Corporate Veil Doctrine
The appellate court also considered the defendants' argument regarding the corporate veil doctrine, which protects shareholders from personal liability for corporate debts. The court noted that the trial court's findings of individual liability rendered the issue of piercing the corporate veil unnecessary. The appellate court explained that for an individual to be held personally liable through piercing the corporate veil, evidence of fraud or wrongdoing must typically be established. However, in this case, the trial court's determination of direct liability for the accounting fees was sufficient on its own, independent of any need to pierce the corporate veil. This finding indicated that the defendants could not simply shield themselves behind the corporate structure to avoid responsibility for debts incurred personally. The appellate court affirmed that the trial court's conclusions regarding the defendants' liability were appropriate given the circumstances.

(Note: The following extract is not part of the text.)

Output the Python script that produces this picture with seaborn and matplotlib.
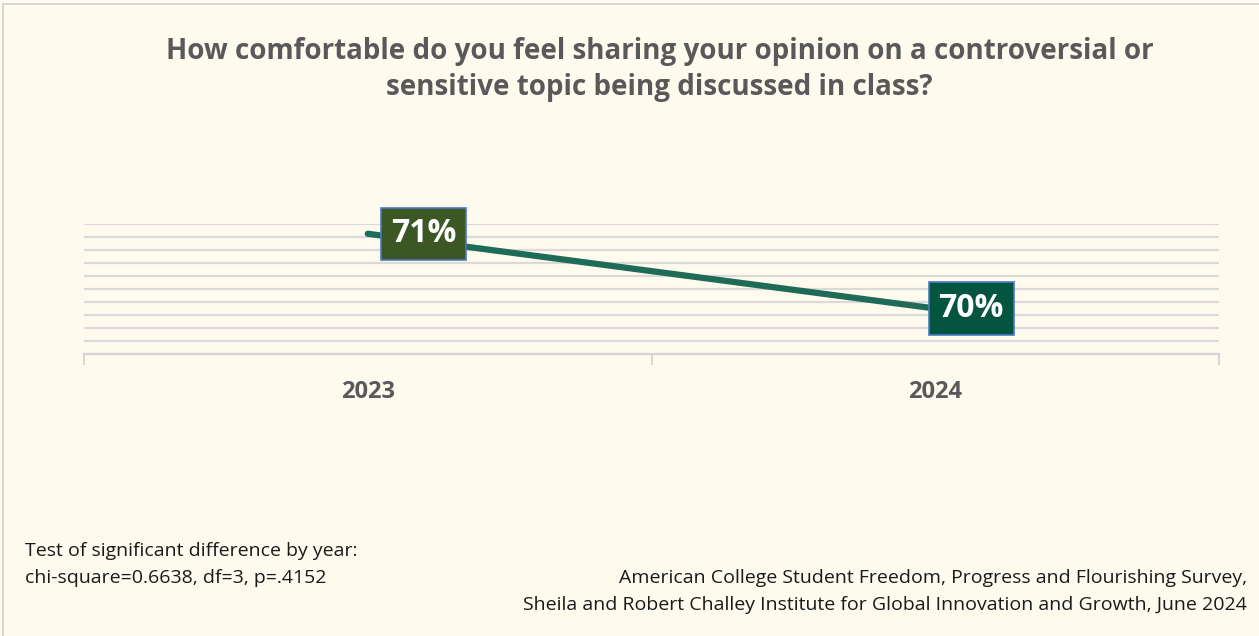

Conclusion of the Appellate Court
In conclusion, the Appellate Court of Connecticut upheld the trial court's ruling that the individual defendants were liable for the accounting fees incurred. The court reasoned that the defendants' request for services, the personal benefit derived from those services, and the convenience-based billing to corporate entities did not absolve them of their financial responsibility. The appellate court found that the trial court's findings were not clearly erroneous and that the evidence supported the conclusion of personal liability. By affirming the lower court's decision, the appellate court underscored the principle that individuals cannot evade liability for debts incurred through their own actions, regardless of the corporate structure in place. The ruling reinforced the importance of clarity in business dealings and the responsibilities of individuals acting in corporate contexts.